The European Stability Mechanism (ESM) - originally due to launch in July - would control up to 700bn euros ($920bn; £566bn).
The ESM is an essential part of a European Central Bank plan to buy bonds from indebted governments such as Spain and Greece in order to bring down their cost of borrowing.
Countries such as Spain would need to make a formal request to the ESM for help before the ECB could intervene.
However, IMF chief Christine Lagarde and an ECB spokesperson strenuously denied reports that they were in talks with Spain about a rescue: "I can assure you we are not," Ms Lagarde told reporters in Nicosia.
Mr Juncker added that there would be no decision on the next steps in Greece's EU and IMF bailout before the end of October.
However, there were indications that Greece may be given more time to pay its debts.
"Greece has already produced a huge effort but will have to continue to do so," Ms Largade said.
"The target when it comes to achieving debt sustainability is very high, so there are various ways to adjust. Time is one that needs to be considered as an option."
Federal Reserve action
The plan to buy up US mortgage debt will continue until further notice, the Fed said on Thursday. The central bank also kept interest rates at below 0.25%.
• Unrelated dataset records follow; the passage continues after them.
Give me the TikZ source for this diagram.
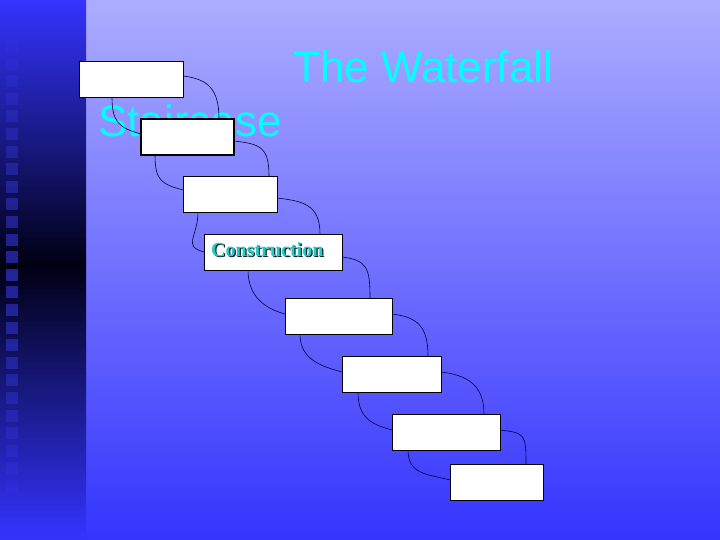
\documentclass[tikz,border=0pt]{standalone}
\usepackage{fontspec}
\setmainfont{Liberation Sans}
\newfontfamily\serifb{Liberation Serif}
\usetikzlibrary{calc}
\definecolor{titlecyan}{RGB}{0,255,255}
\begin{document}
\begin{tikzpicture}[x=1pt,y=-1pt,
  stepbox/.style={draw=black,fill=white,line width=0.8pt},
  conn/.style={draw=black!80!blue,line width=0.6pt}]
\useasboundingbox (0,0) rectangle (720,540);
\shade[top color={rgb,255:red,172;green,172;blue,255},bottom color={rgb,255:red,52;green,52;blue,255}] (86,0) rectangle (720,540);
\shade[top color={rgb,255:red,52;green,52;blue,255},bottom color={rgb,255:red,0;green,0;blue,20}] (0,0) rectangle (86,265);
\shade[top color={rgb,255:red,0;green,0;blue,20},bottom color={rgb,255:red,52;green,52;blue,255}] (0,265) rectangle (86,540);
\foreach \i in {0,...,25}{
  \pgfmathsetmacro{\op}{0.55-abs(\i-13)*0.035}
  \fill[blue!75!white,opacity=\op] (6,{40+\i*17.6}) rectangle (18,{52+\i*17.6});
}
\node[anchor=base west,text=titlecyan,font=\fontsize{44}{44}\selectfont,inner sep=0] (t1) at (293,83) {The Waterfall};
\node[anchor=base west,text=titlecyan,font=\fontsize{44}{44}\selectfont,inner sep=0] (t2) at (98,137) {Staircase};
% connectors
\coordinate (r1) at (183,76);  \coordinate (u2) at (219,119);
\coordinate (b1) at (112,97);  \coordinate (l2) at (141,134);
\coordinate (r2) at (234,141); \coordinate (u3) at (269,176);
\coordinate (b2) at (155,155); \coordinate (l3) at (183,190);
\coordinate (r3) at (277,198); \coordinate (u4) at (320,234);
\coordinate (b3) at (198,212); \coordinate (l4) at (204,252);
\coordinate (r4) at (342,257); \coordinate (u5) at (370,298);
\coordinate (b4) at (248,270); \coordinate (l5) at (285,314);
\coordinate (r5) at (392,314); \coordinate (u6) at (428,356);
\coordinate (b5) at (300,334); \coordinate (l6) at (342,372);
\coordinate (r6) at (441,372); \coordinate (u7) at (484,414);
\coordinate (b6) at (358,392); \coordinate (l7) at (392,430);
\coordinate (r7) at (500,430); \coordinate (u8) at (526,464);
\coordinate (b7) at (408,450); \coordinate (l8) at (450,480);
\foreach \a/\b in {1/2,2/3,3/4,4/5,5/6,6/7,7/8}{
  \draw[conn] (r\a) .. controls ($(r\a)+(25,3)$) and ($(u\b)+(0,-30)$) .. (u\b);
  \draw[conn] (b\a) .. controls ($(b\a)+(0,25)$) and ($(l\b)+(-22,-6)$) .. (l\b);
}
\node[stepbox,minimum width=104,minimum height=36,inner sep=0] (s1) at (131,79) {};
\node[stepbox,line width=2pt,minimum width=93,minimum height=36,inner sep=0] (s2) at (187.5,137) {};
\node[stepbox,minimum width=94,minimum height=36,inner sep=0] (s3) at (230,194) {};
\node[stepbox,minimum width=138,minimum height=36,inner sep=0] (s4) at (273,252) {};
\node[stepbox,minimum width=107,minimum height=36,inner sep=0] (s5) at (338.5,316) {};
\node[stepbox,minimum width=99,minimum height=36,inner sep=0] (s6) at (391.5,374) {};
\node[stepbox,minimum width=108,minimum height=36,inner sep=0] (s7) at (446,432) {};
\node[stepbox,minimum width=93,minimum height=36,inner sep=0] (s8) at (496.5,482) {};
\node[anchor=west,inner sep=0,font=\serifb\bfseries\fontsize{20}{20}\selectfont,text=black!70!teal] at (212.2,251) {Construction};
\node[anchor=west,inner sep=0,font=\serifb\bfseries\fontsize{20}{20}\selectfont,text={rgb,255:red,40;green,200;blue,200}] (ct) at (211,250) {Construction};
\end{tikzpicture}
\end{document}
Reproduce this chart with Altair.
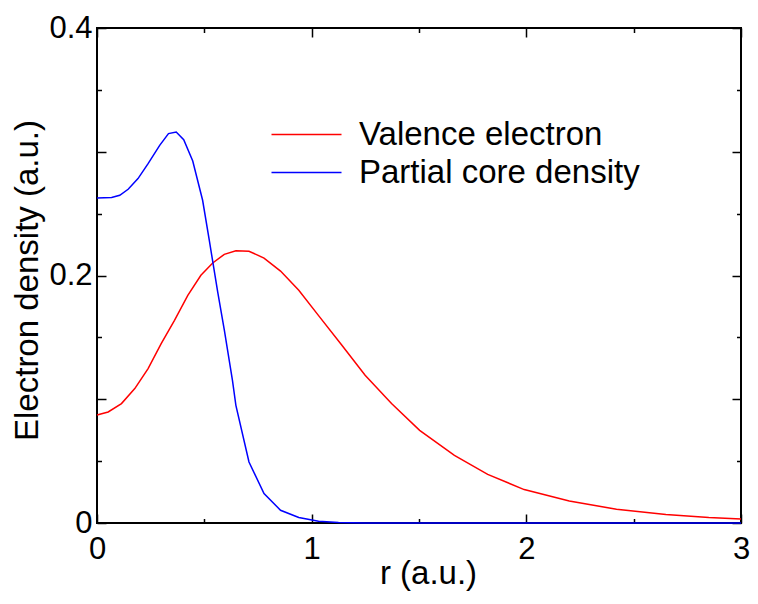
import altair as alt
import pandas as pd

# ---- data ----
series = ["Valence electron", "Partial core density"]
colors = ["#ff0000", "#0000ff"]

r_valence = [0, 0.052, 0.114, 0.176, 0.238, 0.299, 0.361, 0.423, 0.484,
             0.539, 0.593, 0.647, 0.708, 0.778, 0.855, 0.940, 1.035, 1.139,
             1.249, 1.372, 1.503, 1.665, 1.82, 1.99, 2.20, 2.42, 2.65, 2.85,
             3.0]
valence = [0.0873, 0.0897, 0.0965, 0.1086, 0.1248, 0.145, 0.1638, 0.184,
           0.2002, 0.2101, 0.2171, 0.2200, 0.2196, 0.2141, 0.2036, 0.1881,
           0.167, 0.144, 0.1194, 0.0965, 0.0749, 0.0547, 0.0393, 0.027,
           0.0178, 0.0111, 0.0068, 0.0044, 0.0032]

r_core = [0, 0.068, 0.106, 0.145, 0.191, 0.238, 0.292, 0.333, 0.369, 0.404,
          0.446, 0.492, 0.523, 0.562, 0.593, 0.631, 0.647, 0.708, 0.778,
          0.855, 0.940, 1.032, 1.125, 1.25, 1.5, 2.0, 2.5, 3.0]
core = [0.2626, 0.263, 0.2648, 0.2697, 0.2783, 0.2904, 0.3052, 0.3147,
        0.316, 0.3098, 0.2925, 0.2608, 0.2285, 0.187, 0.156, 0.1153, 0.0951,
        0.0493, 0.0238, 0.0103, 0.0044, 0.0014, 0.0004, 0.0001, 0, 0, 0, 0]

x_labels = [0, 1, 2, 3]
y_labels = [0, 0.2, 0.4]
x_ticks = [0, 0.5, 1, 1.5, 2, 2.5, 3]
y_ticks = [0, 0.05, 0.1, 0.15, 0.2, 0.25, 0.3, 0.35, 0.4]

df = pd.concat([
    pd.DataFrame({"r": r_valence, "density": valence, "series": series[0]}),
    pd.DataFrame({"r": r_core, "density": core, "series": series[1]}),
], ignore_index=True)

W, H = 644, 495
FONT = "Liberation Sans"

xscale = alt.Scale(domain=[0, 3], nice=False, zero=False)
yscale = alt.Scale(domain=[0, 0.4], nice=False)

major_x = "abs(datum.value - round(datum.value)) < 0.001"
major_y = "abs(datum.value * 10 - round(datum.value * 10)) < 0.001"


def tick_axis(orient, offset, values, test):
    return alt.Axis(
        orient=orient, offset=offset, values=values, labels=False,
        domain=False, grid=False, ticks=True,
        tickSize={"condition": {"test": test, "value": 9}, "value": 4.5},
        tickColor="black", tickWidth=1.5, title=None,
    )


main = alt.Chart(df).mark_line(strokeWidth=1.5).encode(
    x=alt.X("r:Q", scale=xscale, axis=alt.Axis(
        orient="bottom", values=x_labels, ticks=False, tickSize=0,
        domain=False, grid=False, labelFont=FONT, labelFontSize=31,
        labelColor="black", labelPadding=11, labelFlush=False,
        title="r (a.u.)", titleFont=FONT, titleFontSize=33,
        titleFontWeight="normal", titleColor="black", titleLimit=1000,
        titleBaseline="alphabetic", titleX=331, titleY=60)),
    y=alt.Y("density:Q", scale=yscale, axis=alt.Axis(
        orient="left", values=y_labels, format="~g", ticks=False,
        tickSize=0, domain=False, grid=False, labelFont=FONT,
        labelFontSize=31, labelColor="black", labelPadding=5,
        labelFlush=False,
        title="Electron density (a.u.)", titleFont=FONT, titleFontSize=33,
        titleFontWeight="normal", titleColor="black", titleLimit=1000,
        titleX=-53, titleY=252)),
    color=alt.Color("series:N", scale=alt.Scale(domain=series, range=colors),
                    legend=alt.Legend(
                        orient="none", legendX=193, legendY=90, title=None,
                        symbolType="M-3.5,0H3.5", symbolSize=400,
                        symbolStrokeWidth=1.5, labelFont=FONT,
                        labelFontSize=33, labelColor="black",
                        labelLimit=1000, labelOffset=36, rowPadding=4,
                        padding=0)),
)

ticks_a = alt.Chart(df).mark_line(strokeOpacity=0).encode(
    x=alt.X("r:Q", scale=xscale, axis=tick_axis("top", -H, x_ticks, major_x)),
    y=alt.Y("density:Q", scale=yscale, axis=tick_axis("right", -W, y_ticks, major_y)),
)

ticks_b = alt.Chart(df).mark_line(strokeOpacity=0).encode(
    x=alt.X("r:Q", scale=xscale, axis=tick_axis("bottom", -H, x_ticks, major_x)),
    y=alt.Y("density:Q", scale=yscale, axis=tick_axis("left", -W, y_ticks, major_y)),
)

chart = alt.layer(main, ticks_a, ticks_b).resolve_axis(
    x="independent", y="independent"
).properties(
    width=W, height=H,
    autosize=alt.AutoSizeParams(type="none"),
    padding={"left": 89, "top": 20, "right": 9, "bottom": 69},
).configure_view(stroke="black", strokeWidth=2)

chart.save("out.html", embed_options={"renderer": "svg", "actions": False})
The aim is to reduce long-term borrowing costs for firms and households.
On Friday, Hong Kong's Hang Seng added 2.7% and Japan's Nikkei 225 rose 1.8%.
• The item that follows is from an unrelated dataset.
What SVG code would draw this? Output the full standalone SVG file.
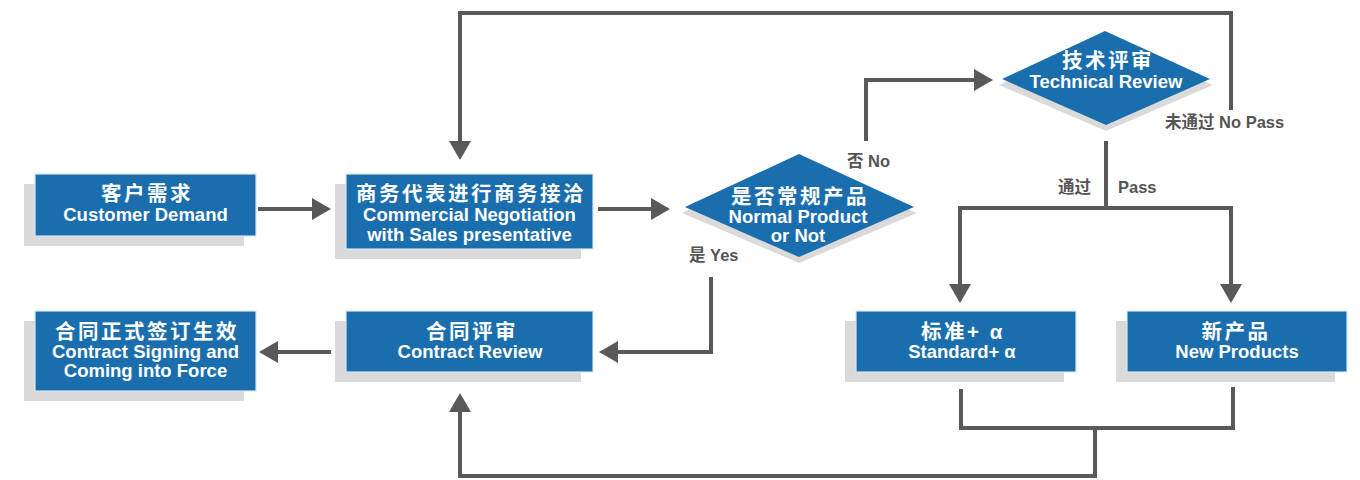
<svg xmlns="http://www.w3.org/2000/svg" width="1360" height="480" viewBox="0 0 1360 480">
<defs>
<style>
.box{fill:#1b6eae;stroke:#d6e6f3;stroke-width:1.2}
.sh{fill:#dadada}
.t{font-family:"Liberation Sans",Arial,"Noto Sans CJK SC",sans-serif;font-weight:bold;fill:#ffffff;text-anchor:middle}
.cn{font-size:20.5px;letter-spacing:2.5px}
.en{font-size:18.5px}
.lb{font-family:"Liberation Sans",Arial,"Noto Sans CJK SC",sans-serif;font-weight:bold;fill:#555555;font-size:16.5px}
.ln{fill:none;stroke:#595959;stroke-width:4;stroke-linejoin:miter;stroke-linecap:butt}
</style>
<marker id="ah" viewBox="0 0 19 22" refX="0" refY="11" markerWidth="19" markerHeight="22" markerUnits="userSpaceOnUse" orient="auto">
<path d="M0,0 L19,11 L0,22 Z" fill="#595959"/>
</marker>
</defs>
<rect width="1360" height="480" fill="#ffffff"/>

<g id="connectors">
<path class="ln" d="M258,209 H312" marker-end="url(#ah)"/>
<path class="ln" d="M598,209 H651" marker-end="url(#ah)"/>
<path class="ln" d="M866,141 V80 H974" marker-end="url(#ah)"/>
<path class="ln" d="M1231,110 V13 H460 V141" marker-end="url(#ah)"/>
<path class="ln" d="M1106,141 V208"/>
<path class="ln" d="M1106,208 H960 V284" marker-end="url(#ah)"/>
<path class="ln" d="M1106,208 H1231 V284" marker-end="url(#ah)"/>
<path class="ln" d="M961,389 V428 H1233 V387"/>
<path class="ln" d="M1095,428 V476 H460 V412" marker-end="url(#ah)"/>
<path class="ln" d="M711,277 V352 H618" marker-end="url(#ah)"/>
<path class="ln" d="M331,352 H278" marker-end="url(#ah)"/>
</g>

<g id="customer-demand">
<rect class="sh" x="24" y="184" width="220" height="62"/>
<rect class="box" x="35" y="174" width="221" height="62"/>
<text class="t cn" x="147" y="201">客户需求</text>
<text class="t en" x="145.5" y="221">Customer Demand</text>
</g>

<g id="commercial-negotiation">
<rect class="sh" x="335" y="184" width="246" height="75"/>
<rect class="box" x="346" y="174" width="247" height="75"/>
<text class="t cn" x="471" y="201">商务代表进行商务接洽</text>
<text class="t en" x="469.5" y="221">Commercial Negotiation</text>
<text class="t en" x="469.5" y="241">with Sales presentative</text>
</g>

<g id="normal-product">
<polygon class="sh" points="682,213 799,160 917,213 799,263"/>
<polygon fill="#1b6eae" points="685,207 799,154 914,207 799,257"/>
<text class="t cn" x="800" y="204">是否常规产品</text>
<text class="t en" x="798" y="223">Normal Product</text>
<text class="t en" x="798" y="242">or Not</text>
</g>

<g id="technical-review">
<polygon class="sh" points="999,85 1105,37 1213,85 1106,131"/>
<polygon fill="#1b6eae" points="1002,79 1105,31 1210,79 1106,125"/>
<text class="t cn" x="1108" y="68">技术评审</text>
<text class="t en" x="1106" y="88">Technical Review</text>
</g>

<g id="standard-alpha">
<rect class="sh" x="845" y="321" width="219" height="61"/>
<rect class="box" x="856" y="311" width="220" height="61"/>
<text class="t cn" x="963" y="339">标准+ α</text>
<text class="t en" x="962" y="358">Standard+ α</text>
</g>

<g id="new-products">
<rect class="sh" x="1116" y="321" width="219" height="61"/>
<rect class="box" x="1127" y="311" width="220" height="61"/>
<text class="t cn" x="1236" y="339">新产品</text>
<text class="t en" x="1237" y="358">New Products</text>
</g>

<g id="contract-review">
<rect class="sh" x="335" y="321" width="246" height="61"/>
<rect class="box" x="346" y="311" width="247" height="61"/>
<text class="t cn" x="472" y="339">合同评审</text>
<text class="t en" x="470" y="358">Contract Review</text>
</g>

<g id="contract-signing">
<rect class="sh" x="24" y="321" width="220" height="80"/>
<rect class="box" x="35" y="311" width="221" height="80"/>
<text class="t cn" x="147" y="339">合同正式签订生效</text>
<text class="t en" x="145.5" y="358">Contract Signing and</text>
<text class="t en" x="145.5" y="377">Coming into Force</text>
</g>

<g id="labels">
<text class="lb" x="847" y="167">否 No</text>
<text class="lb" x="689" y="261">是 Yes</text>
<text class="lb" x="1165" y="128">未通过 No Pass</text>
<text class="lb" x="1058" y="193">通过</text>
<text class="lb" x="1118" y="193">Pass</text>
</g>
</svg>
Investors hope the Fed's measures will revive growth in the US economy, the world's biggest and a key market for Asian and European exports.
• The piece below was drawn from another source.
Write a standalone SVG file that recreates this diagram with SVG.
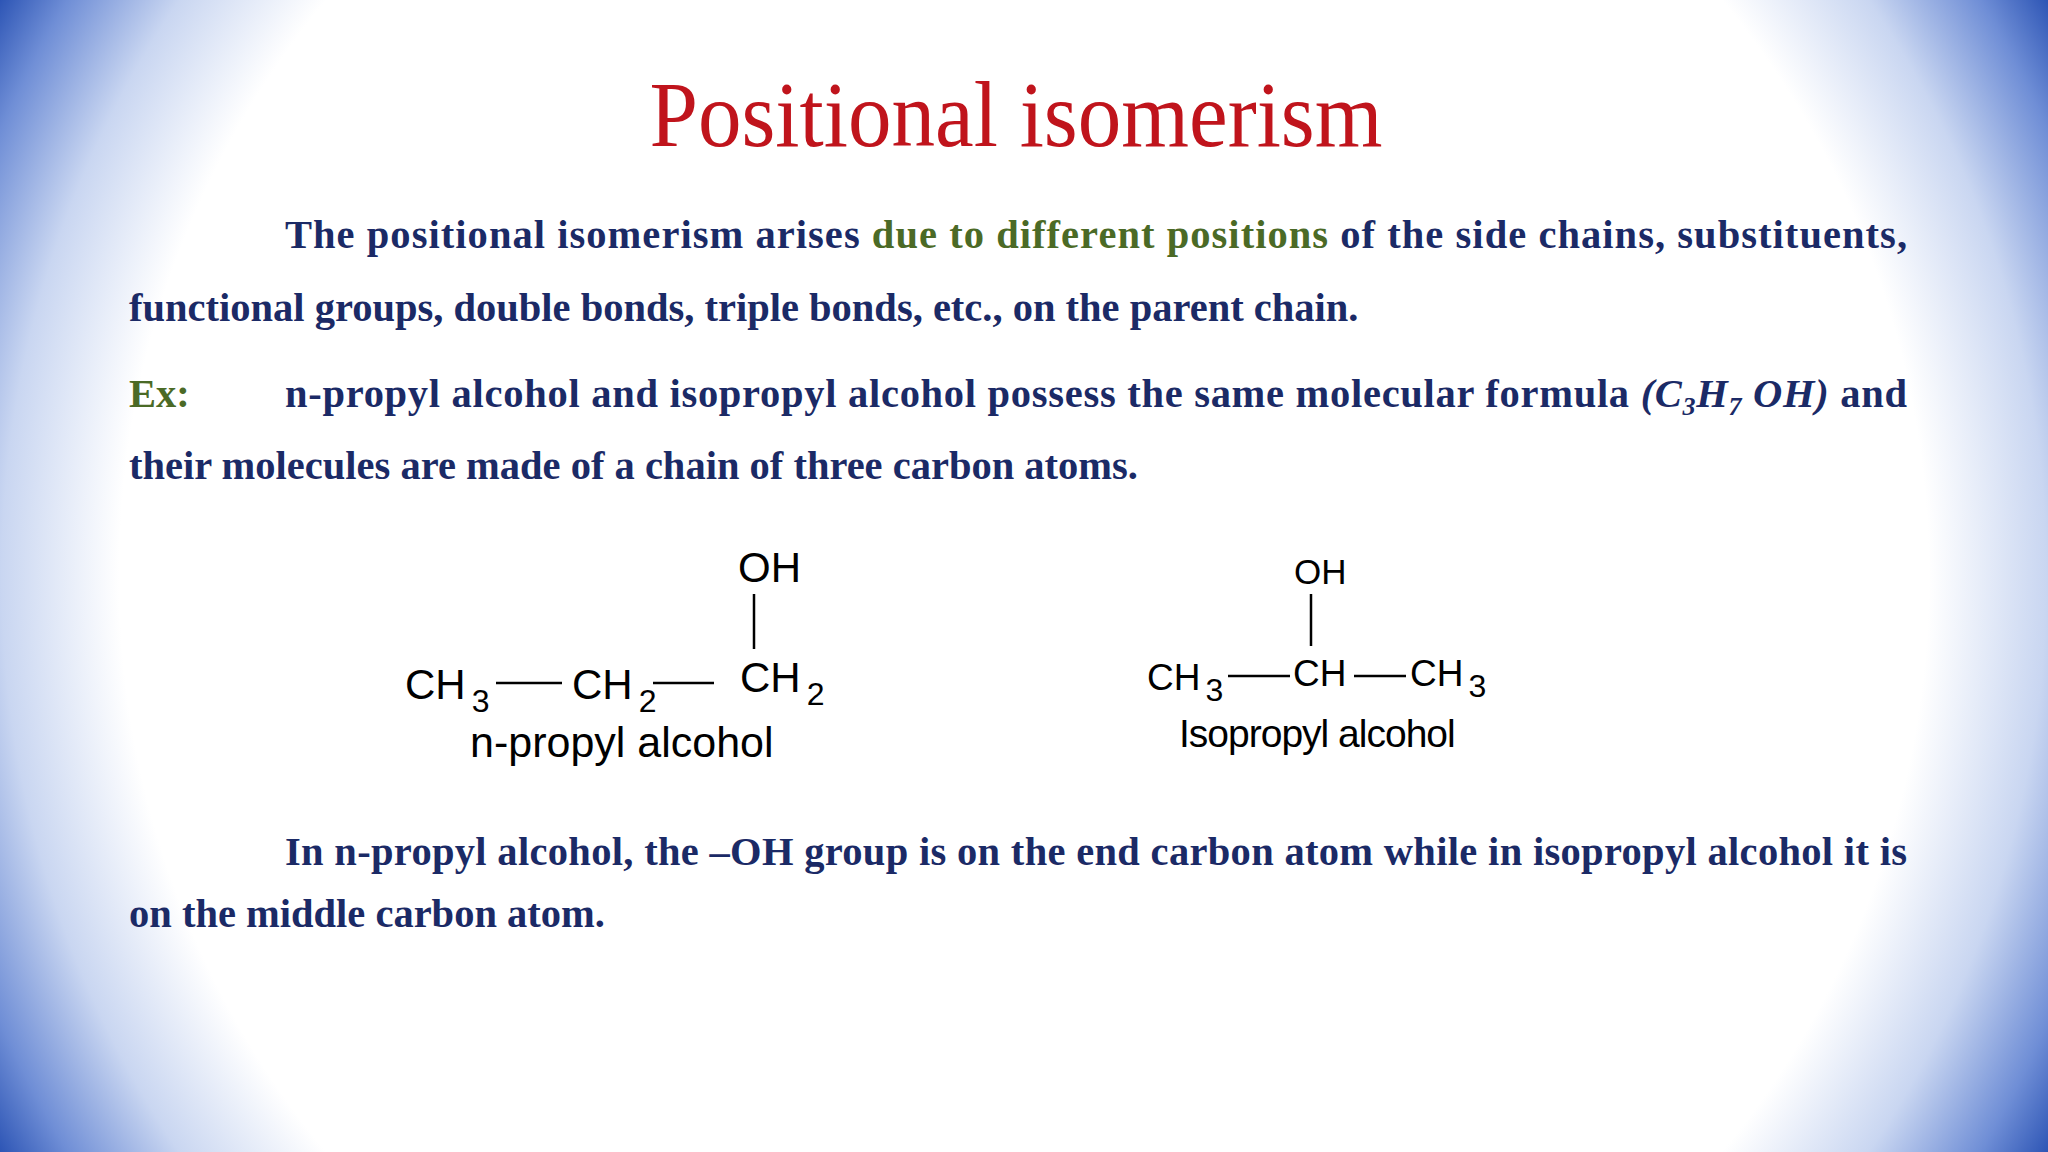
<svg xmlns="http://www.w3.org/2000/svg" width="2048" height="1152" viewBox="0 0 2048 1152">
<defs>
<radialGradient id="bg" gradientUnits="userSpaceOnUse" cx="1024" cy="576" r="1175">
<stop offset="0" stop-color="#ffffff"/>
<stop offset="0.77" stop-color="#ffffff"/>
<stop offset="0.87" stop-color="#c9d6f1"/>
<stop offset="0.95" stop-color="#6f8ed6"/>
<stop offset="1" stop-color="#2d55b5"/>
</radialGradient>
<style>
.p{font-family:"Liberation Serif",serif;font-weight:bold;font-size:40.5px;fill:#1b2a66}
.g{fill:#4b6a26}
.c{font-family:"Liberation Sans",Arial,sans-serif;font-size:42px;fill:#000}
.s{font-size:32px}
.b{stroke:#000;stroke-width:2.5}
</style>
</defs>
<rect width="2048" height="1152" fill="url(#bg)"/>
<text x="1016" y="146" text-anchor="middle" font-family="Liberation Serif,serif" font-size="94" fill="#c0141c" textLength="733" lengthAdjust="spacingAndGlyphs">Positional isomerism</text>
<g class="p">
<text x="285" y="248" textLength="1622" lengthAdjust="spacing">The positional isomerism arises <tspan class="g">due to different positions</tspan> of the side chains, substituents,</text>
<text x="129" y="321">functional groups, double bonds, triple bonds, etc., on the parent chain.</text>
<text x="129" y="407" class="p g">Ex:</text>
<text x="285" y="407" textLength="1622" lengthAdjust="spacing">n-propyl alcohol and isopropyl alcohol possess the same molecular formula <tspan font-style="italic">(C<tspan font-size="26" dy="8">3</tspan><tspan dy="-8">H</tspan><tspan font-size="26" dy="8">7</tspan><tspan dy="-8"> OH)</tspan></tspan> and</text>
<text x="129" y="479">their molecules are made of a chain of three carbon atoms.</text>
<text x="285" y="865" textLength="1622" lengthAdjust="spacing">In n-propyl alcohol, the –OH group is on the end carbon atom while in isopropyl alcohol it is</text>
<text x="129" y="927">on the middle carbon atom.</text>
</g>
<g id="npropyl" class="c">
<text x="405" y="699">CH<tspan class="s" dx="6" dy="13">3</tspan></text>
<text x="572" y="699">CH<tspan class="s" dx="6" dy="13">2</tspan></text>
<text x="740" y="692">CH<tspan class="s" dx="6" dy="13">2</tspan></text>
<text x="738" y="582">OH</text>
<text x="470" y="757" font-size="43">n-propyl alcohol</text>
</g>
<g id="isopropyl" class="c">
<text x="1147" y="690" font-size="37">CH<tspan class="s" font-size="30" dx="5" dy="11">3</tspan></text>
<text x="1293" y="686" font-size="37">CH</text>
<text x="1410" y="686" font-size="37">CH<tspan class="s" font-size="30" dx="5" dy="11">3</tspan></text>
<text x="1294" y="584" font-size="35">OH</text>
<text x="1179" y="747" font-size="39" letter-spacing="-1">Isopropyl alcohol</text>
</g>
<g id="connectors" class="b">
<line x1="496" y1="683" x2="562" y2="683"/>
<line x1="653" y1="683" x2="714" y2="683"/>
<line x1="754" y1="594" x2="754" y2="649"/>
<line x1="1228" y1="676" x2="1290" y2="676"/>
<line x1="1354" y1="676" x2="1406" y2="676"/>
<line x1="1311" y1="594" x2="1311" y2="646"/>
</g>
</svg>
The Fed's promise that the quantitative easing programme was open-ended and would continue until the US economy showed signs of recovery has bolstered confidence, said analysts.
"They're saying that the punch bowl, the fuel for the economy, isn't going away - it's going to be here as long as you need it," said Tony Fratto, managing partner at Hamilton Place Strategies, a policy consulting firm.
In a research note from HSBC, analysts said that the Fed "is trying to convey to financial market participants that they can count on low interest rates and accommodative monetary policy for a long time and not to expect a reversal of policy in reaction to modest improvement in GDP growth or in the unemployment rate".
Yields on Spanish and Italian bonds also fell, easing pressure on borrowing costs for the two heavily-indebted nations.
On Friday, Italy's 10-year borrowing rate fell under the 5% mark for the first time since March.
However, the depth of Spain's problems were underlined on Friday with official data showing that public debt has reached a record 75.9% of gross domestic product, fuelling doubts over the country's ability to manage its finances.
There was fresh speculation in the European media that the ECB and IMF would discuss a bailout for Spain during a meeting of finance ministers that took place in Cyprus on Friday.
However, at a news conference after the meeting, Ms Lagarde denied the suggestion. Earlier, an ECB spokesman said: "The reporting is unfounded. No negotiations are ongoing."
There were also suggestions that the meeting would discuss a bailout of Spain. However, any immediate decision looks unlikely after the country's economy minister said on Friday that the government was working on a new set of structural reforms.
Luis de Guindos said a new plan should be ready by the end of September. Olli Rehn, European commissioner for monetary affairs, added that the Spanish plan would have "very clear commitments and precise timetables".
'Across the board'
There have been growing fears about the global economy, with a weak recovery in the US and the continuing debt crisis in the eurozone.
US unemployment, which has topped 8% for three years, is likely to be a key battleground in the upcoming presidential elections.
The slowdown in China's economy, the world's second-largest and one of its biggest drivers of growth since the global financial crisis, has fanned those fears.
Prompted by these concerns, policymakers in these regions have been taking measures to try to spur a fresh wave of growth.
The Federal Reserve's announcement came days after the ECB announced its new unlimited bond-buying programme.
Meanwhile, China has cut its interest rates twice since June to bring down borrowing costs for businesses and consumers. Beijing has also lowered the amount of money that banks need to keep in reserve three times in the past few months to encourage further lending.